Digital marketing has fast become a popular way to market your product or business, and the variety of ways to market your business online is constantly growing. The opportunities are endless, yet some boundaries should be noted when designing your SEO and digital marketing strategy.
Your website’s position on search engine results can be vital to connecting with potential customers and increasing your target audience. This drive to reach the top of the search engines can sometimes be a tough race.
Search engine optimization is flexible and unlimited. However, there are two basic popular methods used for SEO, known as either the ‘white’ hat method or the ‘black’ hat method. Do you know which method your SEO falls under? It would be worthwhile to invest in completing a digital marketing course so you can ensure that your SEO strategy falls well within the ‘white’ hat method.
What are the ‘black’ hat SEO tactics?
Simply put, the black hat SEO method is quite an unprincipled search engine optimization tactic that can be used to raise a website’s search engine results page (SERP) and should be avoided no matter how crucial it is for your website to reach your target audience.

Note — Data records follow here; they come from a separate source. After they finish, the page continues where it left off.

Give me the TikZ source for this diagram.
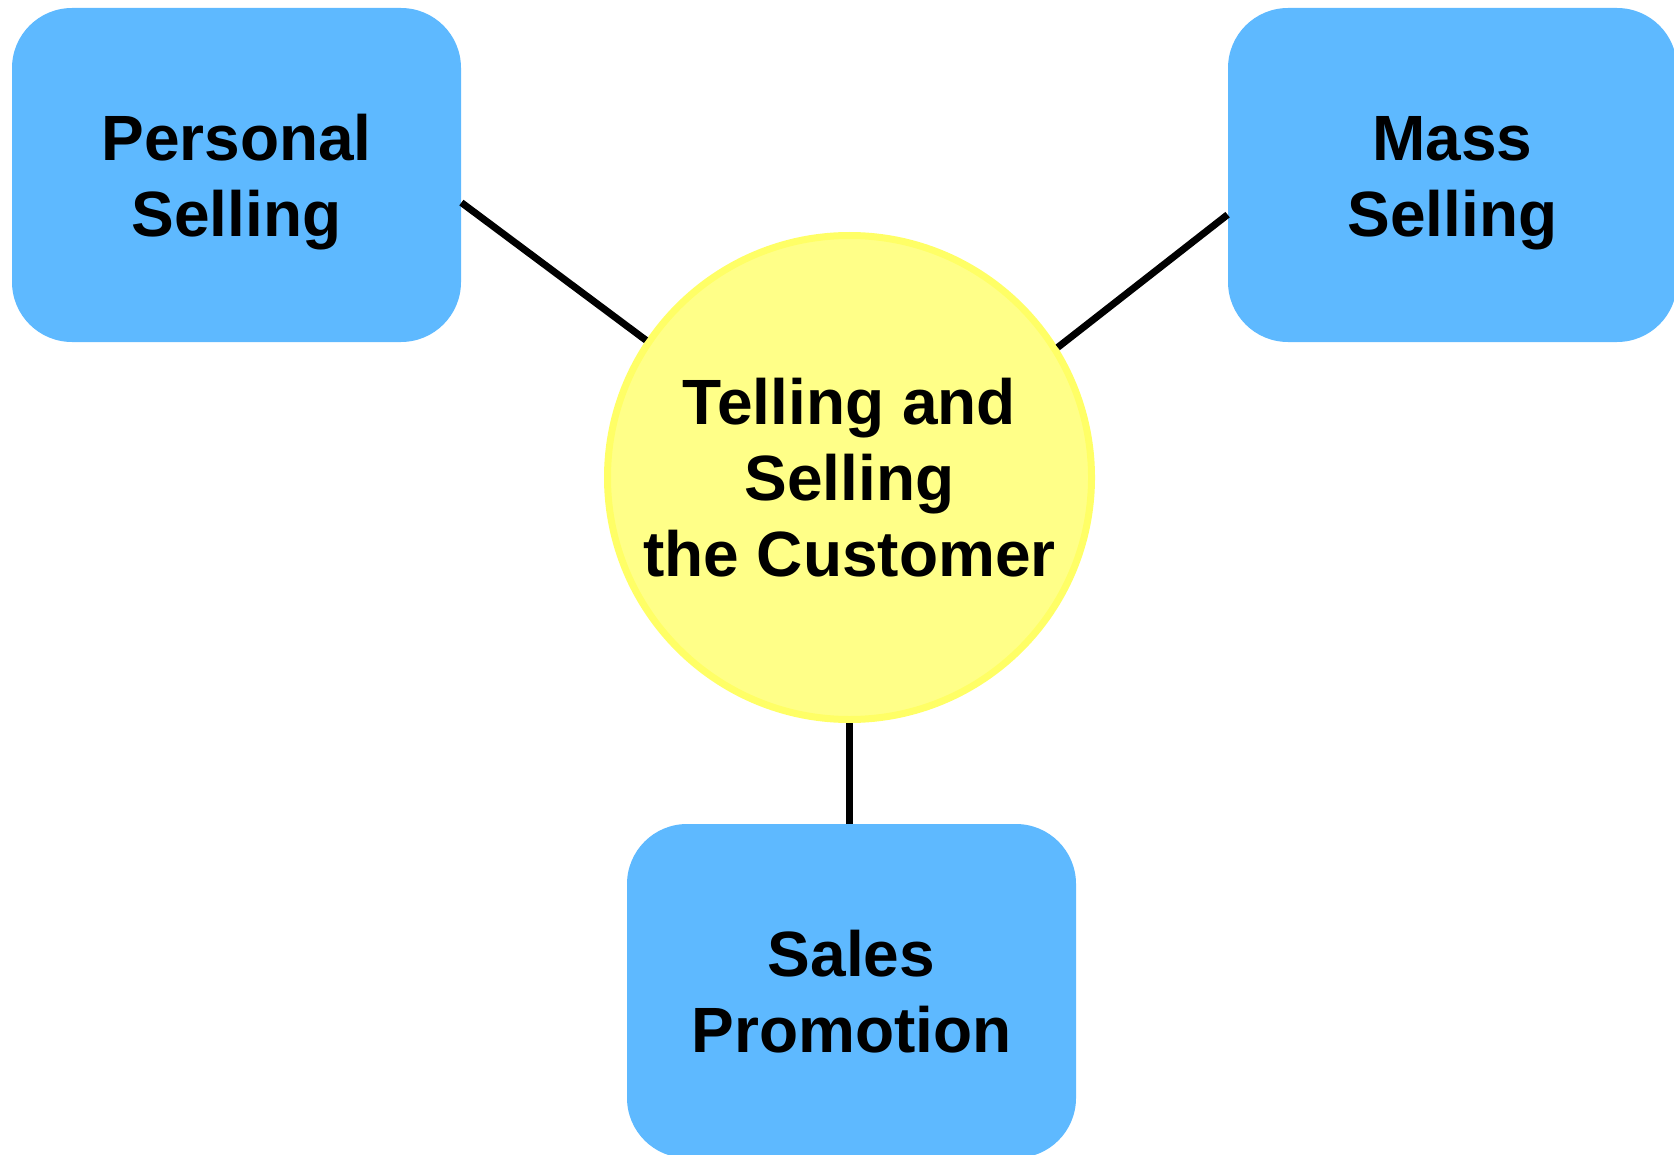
\documentclass[tikz,border=0pt]{standalone}
\usepackage{fontspec}
\setmainfont{Liberation Sans}
\usepackage{xcolor}
\usepackage{tikz}
\usetikzlibrary{positioning}

\definecolor{boxblue}{RGB}{94,185,255}
\definecolor{suncore}{RGB}{255,255,136}
\definecolor{sunrim}{RGB}{255,255,102}
\newcommand{\capstrut}[1][30.5pt]{\rule{0pt}{#1}}

\begin{document}
\begin{tikzpicture}[x=0.5pt,y=0.5pt,yscale=-1,xscale=1,
  labeltext/.style={align=center, inner sep=0pt, font=\fontsize{32}{38}\selectfont\bfseries},
  promobox/.style={labeltext, rectangle, rounded corners=30pt, fill=boxblue,
    minimum width=224.5pt, minimum height=167pt},
  hub/.style={labeltext, circle, fill=suncore, draw=sunrim, line width=3.5pt, minimum size=242pt},
  link/.style={draw=black, line width=3.5pt}]
%set diagram left start at 0, and has height of 1155
\useasboundingbox (0,0) rectangle (1674,1155);
\clip (0,0) rectangle (1674,1155);

%Shape: Circle [id:hub]
\node [hub] (tc) at (849.5,477.5) {\capstrut[22pt]Telling and\\Selling\\the Customer};

%Shape: Rounded Rect [id:boxes]
\node [promobox] (ps) at (236.5,175) {\capstrut Personal\\Selling};
\node [promobox] (ms) at (1452.5,175) {\capstrut Mass\\Selling};
\node [promobox] (sp) at (851.5,991) {\capstrut[24pt]Sales\\Promotion};

%Straight Lines [id:links]
\draw [link] (ps.-7.6) -- (tc.146.2);
\draw [link] (ms.190.1) -- (tc.32.2);
\draw [link] (tc.south) -- (tc.south |- sp.north);

\end{tikzpicture}
\end{document}
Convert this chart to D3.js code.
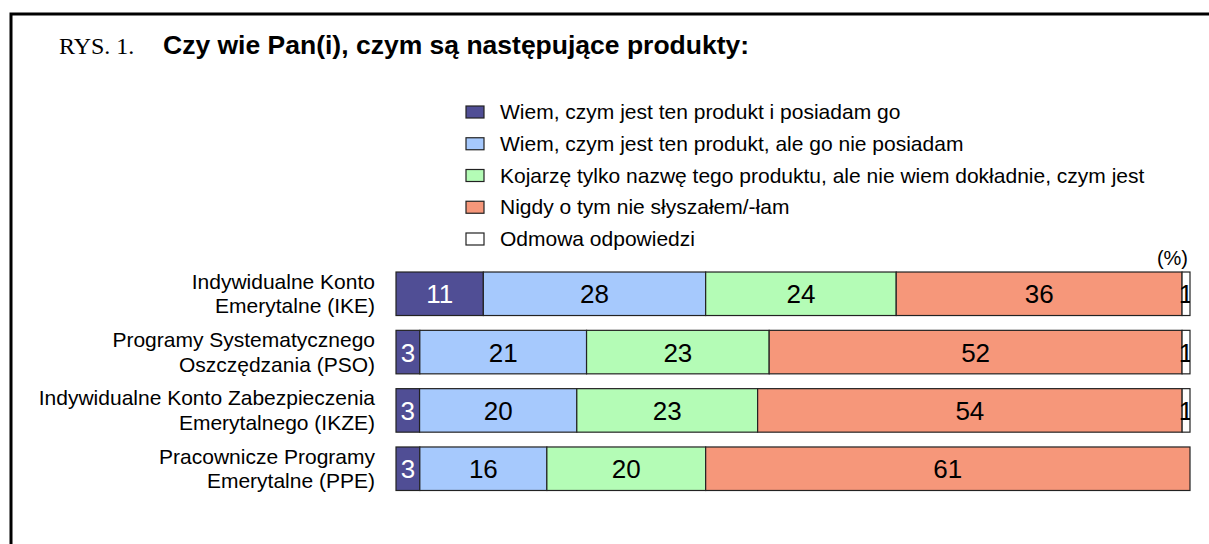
<!DOCTYPE html>
<html>
<head>
<meta charset="utf-8">
<script src="https://cdn.jsdelivr.net/npm/d3@7"></script>
<style>
  body { margin: 0; background: #fff; }
  svg { display: block; font-family: Arial, "Liberation Sans", sans-serif; }
</style>
</head>
<body>
<svg width="1209" height="544"></svg>
<script>
// data (percent)
var categories = [
  ["Indywidualne Konto", "Emerytalne (IKE)"],
  ["Programy Systematycznego", "Oszczędzania (PSO)"],
  ["Indywidualne Konto Zabezpieczenia", "Emerytalnego (IKZE)"],
  ["Pracownicze Programy", "Emerytalne (PPE)"]
];
var seriesNames = [
  "Wiem, czym jest ten produkt i posiadam go",
  "Wiem, czym jest ten produkt, ale go nie posiadam",
  "Kojarzę tylko nazwę tego produktu, ale nie wiem dokładnie, czym jest",
  "Nigdy o tym nie słyszałem/-łam",
  "Odmowa odpowiedzi"
];
var owns    = [11, 3, 3, 3];
var knows   = [28, 21, 20, 16];
var heard   = [24, 23, 23, 20];
var never   = [36, 52, 54, 61];
var refused = [1, 1, 1, 0];

var colors = ["#504e95", "#a6c9fd", "#b4fcb6", "#f6977a", "#ffffff"];
var labelColors = ["#ffffff", "#000", "#000", "#000", "#000"];

var svg = d3.select("svg");

// frame
svg.append("rect")
    .attr("x", 11).attr("y", 14)
    .attr("width", 1220).attr("height", 560)
    .attr("fill", "none")
    .attr("stroke", "#000")
    .attr("stroke-width", 3);

// title
svg.append("text")
    .attr("x", 59).attr("y", 54)
    .style("font-family", "'Liberation Serif', 'Times New Roman', serif")
    .style("font-size", "24px")
    .text("RYS. 1.");
svg.append("text")
    .attr("x", 163).attr("y", 54)
    .style("font-weight", "bold")
    .style("font-size", "26.5px")
    .text("Czy wie Pan(i), czym są następujące produkty:");

// table for the stack
var series = [owns, knows, heard, never, refused];
var rows = categories.map(function(c, i) {
  var r = { idx: i };
  series.forEach(function(s, j) { r[j] = s[i]; });
  return r;
});
var stacked = d3.stack()
    .keys(d3.range(series.length))
    .offset(d3.stackOffsetExpand)(rows);

var x = d3.scaleLinear().domain([0, 1]).range([396, 1190]);
var y = d3.scaleBand()
    .domain(d3.range(categories.length))
    .range([257.2, 505.3])
    .padding(0.254);

svg.append("clipPath").attr("id", "plotclip")
  .append("rect")
    .attr("x", x(0)).attr("y", 0)
    .attr("width", x(1) - x(0)).attr("height", 544);

var layer = svg.append("g").selectAll("g")
  .data(stacked)
  .enter().append("g")
    .attr("fill", function(d) { return colors[d.key]; });

layer.selectAll("rect")
  .data(function(d) { return d; })
  .enter().append("rect")
    .attr("x", function(d) { return x(d[0]); })
    .attr("y", function(d) { return y(d.data.idx); })
    .attr("width", function(d) { return x(d[1]) - x(d[0]); })
    .attr("height", y.bandwidth())
    .attr("stroke", "#222")
    .attr("stroke-width", 1.2);

var labels = svg.append("g").attr("clip-path", "url(#plotclip)");
stacked.forEach(function(s) {
  labels.selectAll(null)
    .data(s.filter(function(d) { return d.data[s.key] > 0; }))
    .enter().append("text")
      .attr("x", function(d) { return (x(d[0]) + x(d[1])) / 2; })
      .attr("y", function(d) { return y(d.data.idx) + y.bandwidth() / 2 + 9.5; })
      .attr("text-anchor", "middle")
      .attr("fill", labelColors[s.key])
      .style("font-size", "26px")
      .text(function(d) { return d.data[s.key]; });
});

// category labels
var cat = svg.append("g").selectAll("text")
  .data(categories)
  .enter().append("text")
    .attr("text-anchor", "end")
    .style("font-size", "21px")
    .attr("transform", function(d, i) {
      return "translate(375," + (y(i) + y.bandwidth() / 2) + ")";
    });
cat.selectAll("tspan")
  .data(function(d) { return d; })
  .enter().append("tspan")
    .attr("x", 0)
    .attr("y", function(d, i) { return i === 0 ? -5 : 19.5; })
    .text(function(d) { return d; });

// legend
var legend = svg.append("g").selectAll("g")
  .data(seriesNames)
  .enter().append("g")
    .attr("transform", function(d, i) { return "translate(466," + (112 + i * 31.75) + ")"; });
legend.append("rect")
    .attr("x", 0).attr("y", -6)
    .attr("width", 18).attr("height", 12)
    .attr("fill", function(d, i) { return colors[i]; })
    .attr("stroke", "#222")
    .attr("stroke-width", 1.2);
legend.append("text")
    .attr("x", 34).attr("y", 7)
    .style("font-size", "21px")
    .text(function(d) { return d; });

svg.append("text")
    .attr("x", 1188).attr("y", 265)
    .attr("text-anchor", "end")
    .style("font-size", "20px")
    .text("(%)");
</script>
</body>
</html>
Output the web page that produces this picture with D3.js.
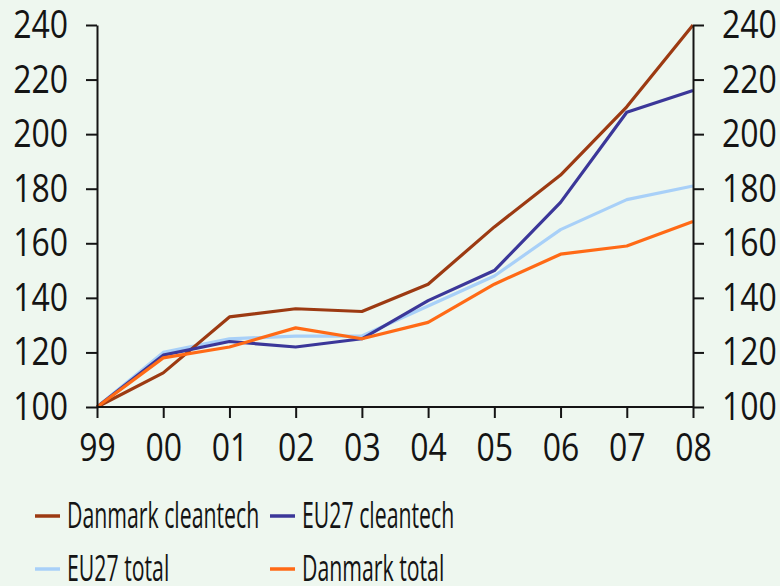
<!DOCTYPE html>
<html lang="da">
<head>
<meta charset="UTF-8">
<title>Cleantech eksport indeks</title>
<script src="https://d3js.org/d3.v7.min.js"></script>
<style>
    html, body { margin: 0; padding: 0; background: #eef7ef; }
    svg { display: block; }
    text { font-family: "Open Sans", sans-serif; fill: #141414; }
</style>
</head>
<body>
<div id="chart"></div>
<script>
    // Data
    const years = ["99", "00", "01", "02", "03", "04", "05", "06", "07", "08"];
    const dkCleantech = [100, 112.5, 133, 136, 135, 145, 166, 185, 210, 240];
    const euCleantech = [100, 119, 124, 122, 125, 139, 150, 175, 208, 216];
    const euTotal = [100, 120, 125, 126, 126, 137, 148, 165, 176, 181];
    const dkTotal = [100, 118, 122, 129, 125, 131, 145, 156, 159, 168];
    const yTicks = [100, 120, 140, 160, 180, 200, 220, 240];

    const series = [
        {name: "EU27 total", values: euTotal, color: "#a8d0f8"},
        {name: "Danmark cleantech", values: dkCleantech, color: "#9c3a12"},
        {name: "EU27 cleantech", values: euCleantech, color: "#3b3799"},
        {name: "Danmark total", values: dkTotal, color: "#ff6a16"}
    ];
    // legend order as in the picture
    const legendItems = [
        {name: "Danmark cleantech", color: "#9c3a12", col: 0, row: 0},
        {name: "EU27 cleantech", color: "#3b3799", col: 1, row: 0},
        {name: "EU27 total", color: "#a8d0f8", col: 0, row: 1},
        {name: "Danmark total", color: "#ff6a16", col: 1, row: 1}
    ];

    const width = 780, height = 586;
    const margin = {top: 25, right: 87, bottom: 179, left: 97};

    const svg = d3.select("#chart").append("svg")
        .attr("width", width)
        .attr("height", height);

    const x = d3.scalePoint().domain(years).range([margin.left, width - margin.right]);
    const y = d3.scaleLinear().domain([100, 240]).range([height - margin.bottom, margin.top]);

    // the original uses a condensed face; squeeze text horizontally
    function squeeze(sel, k) {
        sel.each(function () {
            const t = d3.select(this);
            const x0 = +t.attr("x") || 0;
            t.attr("x", x0 / k).attr("transform", `scale(${k},1)`);
        });
    }

    // Lines
    const line = d3.line()
        .x((d, i) => x(years[i]))
        .y(d => y(d));

    svg.append("g")
        .selectAll("path")
        .data(series)
        .join("path")
        .attr("d", d => line(d.values))
        .attr("fill", "none")
        .attr("stroke", d => d.color)
        .attr("stroke-width", 3.2)
        .attr("stroke-linejoin", "round");

    // Axes
    const axisFont = 39;

    const left = svg.append("g")
        .attr("transform", `translate(${margin.left},0)`)
        .call(d3.axisLeft(y).tickValues(yTicks).tickSize(11).tickPadding(18).tickSizeOuter(0));

    const right = svg.append("g")
        .attr("transform", `translate(${width - margin.right},0)`)
        .call(d3.axisRight(y).tickValues(yTicks).tickSize(11).tickPadding(18).tickSizeOuter(0));

    const bottom = svg.append("g")
        .attr("transform", `translate(0,${height - margin.bottom})`)
        .call(d3.axisBottom(x).tickSize(11).tickPadding(15).tickSizeOuter(0));

    [left, right, bottom].forEach(g => {
        g.select(".domain").attr("stroke", "#141414").attr("stroke-width", 2);
        g.selectAll(".tick line").attr("stroke", "#141414").attr("stroke-width", 2);
        g.selectAll(".tick text")
            .attr("font-size", axisFont)
            .attr("font-family", null)
            .attr("fill", "#141414")
            .call(squeeze, 0.82);
    });
    bottom.select(".domain").attr("d", `M${margin.left},0H${width - margin.right}`);

    // Legend
    const legend = svg.append("g");
    const colX = [35, 270], rowY = [516, 569];
    const item = legend.selectAll("g")
        .data(legendItems)
        .join("g")
        .attr("transform", d => `translate(${colX[d.col]},${rowY[d.row]})`);

    item.append("line")
        .attr("x1", 0).attr("x2", 25)
        .attr("stroke", d => d.color)
        .attr("stroke-width", 3.5);

    item.append("text")
        .attr("x", 32)
        .attr("y", 12)
        .attr("font-size", 37)
        .text(d => d.name)
        .call(squeeze, 0.575);
</script>
</body>
</html>
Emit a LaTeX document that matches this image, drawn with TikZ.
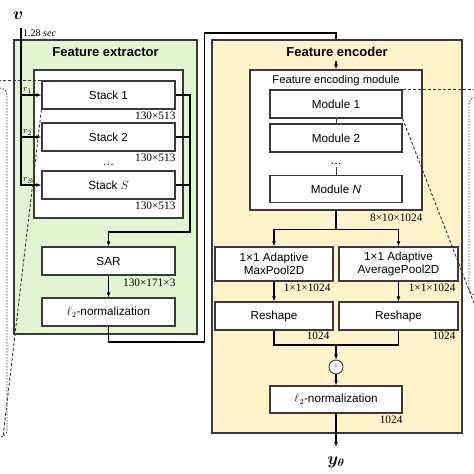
\documentclass[tikz,border=0pt]{standalone}
\usepackage{amsmath}
\usepackage{bm}
\usepackage{fontspec}
\setmainfont{Liberation Sans}
\newfontfamily\dimfont{Liberation Serif}
\usetikzlibrary{arrows.meta}
\definecolor{fegreen}{HTML}{E2F5D2}
\definecolor{encyellow}{HTML}{FFF3CC}
\definecolor{edgegray}{HTML}{3A3A3A}
\begin{document}
\begin{tikzpicture}[x=1pt,y=-1pt,
 box/.style={draw=edgegray, line width=1.2pt, fill=white, inner sep=0pt, font=\fontsize{11.7}{13.5}\selectfont, align=center},
 container/.style={draw=edgegray, line width=1.2pt, inner sep=0pt},
 conn/.style={draw=black, line width=1.1pt},
 arr/.style={conn, -{Latex[length=5pt,width=4pt]}},
 dimlab/.style={font=\dimfont\fontsize{11.3}{12}\selectfont, inner sep=0pt, anchor=north east},
 rlab/.style={font=\fontsize{9.5}{9.5}\selectfont, inner sep=0pt, anchor=south west},
 title/.style={font=\bfseries\fontsize{13}{15}\selectfont, inner sep=0pt},
 zoomline/.style={draw=black!80, line width=0.9pt, dash pattern=on 3pt off 2pt},
 panel/.style={draw=black!70, line width=0.9pt, dash pattern=on 1.5pt off 1.5pt, rounded corners=7pt}
]
\useasboundingbox (0,0) rectangle (474,474);

% ---------- Feature extractor ----------
\node[container, fill=fegreen, minimum width=183pt, minimum height=294pt] (fext) at (105.5,187) {};
\node[title] (fexttitle) at (105.5,52) {Feature extractor};
\node[container, fill=white, minimum width=149pt, minimum height=148pt] (stackc) at (108.5,144) {};

\node[box, minimum width=133pt, minimum height=28pt] (s1) at (108.5,95) {Stack 1};
\node[box, minimum width=133pt, minimum height=28pt] (s2) at (108.5,137) {Stack 2};
\node[box, minimum width=133pt, minimum height=28pt] (sS) at (108.5,185) {Stack $S$};
\node[font=\fontsize{11.5}{13}\selectfont, inner sep=0pt, anchor=base] (edots) at (108.5,165) {\dots};
\node[dimlab] (d1) at ([yshift=-2pt]s1.south east) {130×513};
\node[dimlab] (d2) at ([yshift=-2pt]s2.south east) {130×513};
\node[dimlab] (d3) at ([yshift=-2pt]sS.south east) {130×513};

\node[box, minimum width=133pt, minimum height=28pt] (sar) at (108.5,261) {SAR};
\node[box, minimum width=133pt, minimum height=28pt] (l2a) at (108.5,312) {$\ell_2$-normalization};
\node[dimlab] (d4) at ([yshift=-3pt]sar.south east) {130×171×3};

% input
\node[font=\fontsize{16}{16}\selectfont, inner sep=0pt, anchor=base] (vin) at (18,19.5) {$\bm{v}$};
\coordinate (vtop) at (21,28);
\node[font=\dimfont\fontsize{10}{10}\selectfont, anchor=west, inner sep=0pt] (dur) at (23,33) {1.28 \textit{sec}};
\coordinate (r1p) at (vtop |- s1.west);
\coordinate (r2p) at (vtop |- s2.west);
\coordinate (rSp) at (vtop |- sS.west);
\draw[arr] (vtop) |- (sS.west);
\draw[arr] (r1p) -- (s1.west);
\draw[arr] (r2p) -- (s2.west);
\node[rlab] (rl1) at ([xshift=2pt,yshift=1.5pt]r1p) {$r_1$};
\node[rlab] (rl2) at ([xshift=2pt,yshift=1.5pt]r2p) {$r_2$};
\node[rlab] (rlS) at ([xshift=2pt,yshift=1.5pt]rSp) {$r_S$};

% bus to SAR
\coordinate (busb) at (190,232);
\draw[arr] (s1.east) -| (busb) -| (sar.north);
\draw[conn] (s2.east) -- (s2.east -| busb);
\draw[conn] (sS.east) -- (sS.east -| busb);
\draw[arr] (sar.south) -- (l2a.north);

% ---------- Feature encoder ----------
\node[container, fill=encyellow, minimum width=250pt, minimum height=393pt] (fenc) at (337,236.5) {};
\node[title] (fenctitle) at (337,52) {Feature encoder};

% link extractor -> encoder
\coordinate (ja) at (204.5,342);
\coordinate (jb) at (204.5,33);
\coordinate (jc) at (336,33);
\draw[conn] (l2a.south) |- (ja) -- (jb) -- (jc) -- (jc |- fenc.north);

\node[container, fill=white, minimum width=172pt, minimum height=140pt] (fem) at (336,140) {};
\node[font=\fontsize{11.2}{13}\selectfont, inner sep=0pt] (femtitle) at (336,81) {Feature encoding module};
\coordinate (femin) at (336,61);
\draw[arr] (femin) -- (fem.north);

\node[box, minimum width=132pt, minimum height=28pt] (m1) at (336,104) {Module 1};
\node[box, minimum width=132pt, minimum height=28pt] (m2) at (336,138) {Module 2};
\node[box, minimum width=132pt, minimum height=27pt] (mN) at (336,189) {Module \textit{N}};
\node[font=\fontsize{11.5}{13}\selectfont, inner sep=0pt, anchor=base] (edots2) at (336,164) {\dots};
\draw[draw=edgegray, line width=0.8pt] (m1.south) -- (m2.north);
\draw[draw=edgegray, line width=0.8pt] ([yshift=-3pt]edots2.south) -- (mN.north);
\node[dimlab] (d5) at ([yshift=-3pt]fem.south east) {8×10×1024};

\node[box, minimum width=118pt, minimum height=34pt] (mp) at (274,264) {1×1 Adaptive\\MaxPool2D};
\node[box, minimum width=119pt, minimum height=34pt] (ap) at (398.5,264) {1×1 Adaptive\\AveragePool2D};
\draw[arr] (fem.south) -- ++(0,19) -| (mp.north);
\draw[arr] (fem.south) -- ++(0,19) -| (ap.north);
\node[dimlab] (d6) at ([xshift=-3pt,yshift=-2pt]mp.south east) {1×1×1024};
\node[dimlab] (d7) at ([xshift=-3pt,yshift=-2pt]ap.south east) {1×1×1024};

\node[box, minimum width=118pt, minimum height=28pt] (rs1) at (274,316) {Reshape};
\node[box, minimum width=119pt, minimum height=28pt] (rs2) at (398.5,316) {Reshape};
\draw[arr] (mp.south) -- (rs1.north);
\draw[arr] (ap.south) -- (rs2.north);
\node[dimlab] (d8) at ([xshift=-4pt,yshift=-1pt]rs1.south east) {1024};
\node[dimlab] (d9) at ([xshift=-3pt,yshift=-1pt]rs2.south east) {1024};

\node[circle, draw=edgegray, line width=0.9pt, fill=white, minimum size=14pt, inner sep=0pt, font=\fontsize{9}{9}\selectfont\color{black!45}] (plus) at (336,367) {+};
\coordinate (sumj) at (336,345);
\draw[conn] (rs1.south) |- (sumj);
\draw[conn] (rs2.south) |- (sumj);
\draw[arr] (sumj) -- (plus.north);

\node[box, minimum width=132pt, minimum height=27pt] (l2b) at (336,399.5) {$\ell_2$-normalization};
\draw[arr] (plus.south) -- (l2b.north);
\node[dimlab] (d10) at ([yshift=-2pt]l2b.south east) {1024};

\coordinate (yarr) at (336,447);
\draw[arr] (l2b.south) -- (yarr);
\node[font=\fontsize{16}{16}\selectfont, inner sep=0pt, anchor=base] (yout) at (336,464) {$\bm{y}_{\bm{\theta}}$};

% ---------- zoom indicators ----------
\coordinate (limg) at (0,81);
\coordinate (ldiag) at (3,437);
\draw[zoomline] (s1.north west) -- (s1.north west -| limg);
\draw[zoomline] (s1.south west) -- (ldiag);
\draw[panel] (0,88) -- (7,88) -- (7,437) -- (0,437);

\coordinate (rimg) at (474,90);
\coordinate (rdiag) at (474,303);
\draw[zoomline] (m1.north east) -- (m1.north east -| rimg);
\draw[zoomline] (m1.south east) -- (rdiag);
\draw[panel] (474,97) -- (469,97) -- (469,295) -- (474,295);
\end{tikzpicture}
\end{document}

Over the years, various black hat SEO tactics have been deployed, such as creating phantom website pages, spamdexing, and even the hacking of competitors’ sites, all of which are illegitimate ways to better search engine rankings.
What are ‘white’ hat SEO tactics?
As with every ‘bad’ way to target search engine optimization, there are many ‘good’ ways to go about ensuring your SEO strategy is a real success. Using legitimate SEO tactics will ensure that your digital marketing efforts pay off in the long run.
Some of the ‘white’ hat SEO tactics are:
- Including important keywords in the title and URL
- Ensuring that there are sufficient keywords in the text on pages
- Inserting links and buttons to entice the audience
- Adding social media links
- Posting video and audio clips
Why you should avoid ‘black’ hat SEO tactics
It goes without saying that many legitimate SEO tactics can help your website feature prominently in organic search engine results. Any good digital marketing strategy will include this wide variety of ‘white’ SEO tactics.
Should your digital marketing strategy fail to keep to the accepted SEO tactics, search engines, such as Google, will not go unnoticed and may be detected by an algorithm, which often results in an automatic lower ranking.
It’s not uncommon to be banned from a search engine if you don’t stick to their SEO rules, which could damage the very brand you are trying to build. A good reputation goes a long way on the web these days, and the last thing you want to do is get your website banned.
What is keyword stuffing?
You’ve put a lot of research, energy, and thought into your digital marketing campaign, so don’t let keyword stuffing ruin your SEO drive. Keyword stuffing or ‘black’ hat SEO tactics will not speed up your search engine results or ranking any faster; in fact, it may hurt your brand.
Keyword stuffing is where brands fill their website pages with the same words or phrases, hoping that the search engines will rank them higher. Every search engine knows this is a blatant attempt to manipulate the search engines into thinking that their page is the most relevant to the search being performed. Stay away from keyword stuffing to boost your search visibility – it simply doesn’t work. Keyword density must be monitored, and you must ensure that your keyword density percentage is kept at a reasonable rate.
Here are a few types of keyword stuffing:
- Adding keywords that are totally out of context
- Using keywords that are not relevant to your site or topic
- The unnecessary repeating of keywords or certain phrases
Remember that your SEO strategy and content writing should be aimed at your target audience and ensure that you write for your readers and not gain a higher search engine ranking. Many people think that filling your website pages with the same keywords will engage more people with your site, but the opposite is mostly true. Audiences do not want to be fooled or duped into clicking through to your site, only to be disappointed at obvious repetition.